La lunga crisi della carta stampata americana è oggi costellata di momenti foschi e tentativi di riscossa. Il declino e il passaggio di poteri a Silicon Valley, al Web, è nelle statistiche: oggi un gruppo quale Google ha un fatturato in crescita e nettamente superiore all’intera carta stampata, 50,2 miliardi contro i 38,6 miliardi. Nel 2012 le entrate pubblicitarie sono ancora scese del 6% e in cinque anni la raccolta sulle pagine stampate è crollata del 55 per cento. Sono emersi segnali di miglioramento nel digitale, che rappresenta tuttavia solo il 15% del totale. E la diffusione nei primi sei mesi di quest’anno è ulteriormente diminuita dello 0,7%, anche se c’è un incremento delle "copie" online al 19,3% del totale dal 14,2 per cento.
La trasformazione in atto ha coinvolto testate grandi e piccole. Tra gli esempi più incoraggianti affiora il New York Times. Ha appena ceduto il Boston Globe per soli 70 milioni, ma ha messo a segno progressi nei risultati, soprattutto nelle attività su Internet: è l’unico quotidiano americano ad avere più abbonati digitali che sulla carta, il 61% del totale. Mentre in piccolo la rivista The New Republic sta già percorrendo il tentativo di rilancio di Bezos: è stata rilevata dal co-fondatore di Facebook, Chris Hughes.
I casi allarmanti, però, non mancano. L’iconica rivista Newsweek, venduta per 1 dollaro più oneri nel 2010, è appena passata nuovamente di mano, al gruppo online Ibt, solo sette mesi dopo aver fatto sparire l’edizione cartacea. I due principali quotidiani di Philadelphia sono passati di mano per poche decine di milioni. Un gruppo globale come quello di Murdoch è reduce dallo scorporo della zavorra dei giornali, compreso il Wall Street Journal. E Buffett, nonostante la passione per i giornali, privilegia testate ultra-locali, dall’audience "prigioniera". Lo stesso Washington Post ha sofferto perdite per 50 milioni compresi oneri pensionistici e visto evaporare il 7% delle copie nei primi sei mesi del 2013. Dal picco di quasi 900.000 copie il quotidiano è oggi dimezzato, i giornalisti da mille scesi a 640.

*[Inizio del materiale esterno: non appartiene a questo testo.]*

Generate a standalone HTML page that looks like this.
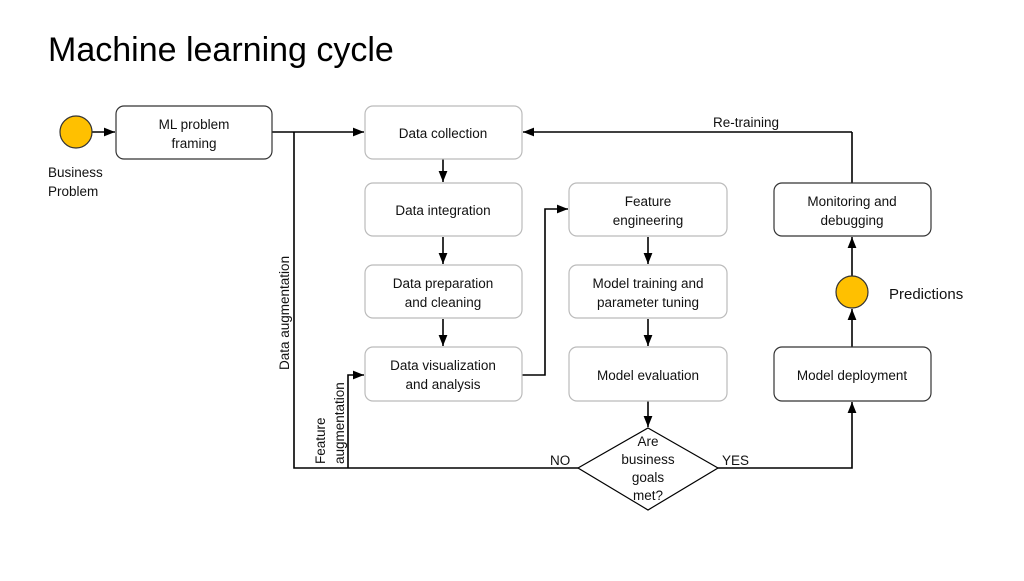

Bezos, nel prendere le redini del Post, non è alla prime armi nel giornalismo. Il suo e-reader Kindle, protagonista dell’editoria digitale, era stato studiato per permettere la lettura della stampa e l’utilizzato da parte dei giornalisti. Quest’anno ha investito nel sito d’informazione Business Insider di Henry Blodget. Ed è accorto uomo d’affari: Amazon controlla le spese - gli executive viaggiano in economica - e guarda ai consumatori. Né ha paura di investire: in azienda sacrifica i profitti ai piani di espansione, tanto che qualcuno l’ha definito il proprietario ideale di un giornale, abituato a costruire aziende senza utili. Il dibattito è però aperto sul suo futuro nella stampa. I super-ricchi di Internet comprano giornali come trofei, lamenta Andrew Ross Sorkin sul New York Times. Altri temono di peggio, eccessive concentrazioni di potere: che nonostante le promesse da editore puro Bezos rafforzi un impero che con Amazon gli assicura già il controllo d’un quarto dell’editoria libraria. Bezos non è neppure nuovo a progetti eclettici: possiede Blue Origin, dedicata a navicelle spaziali, e sta facendo costruire un orologio di 70 metri. La stampa americana si augura che nei panni di proprietario del Post non sia né Hearst e né Buffett e nemmeno un magnate a caccia di trofei o fantascienza. Piuttosto che resti fedele all’immagine di grande innovatore creata con Amazon.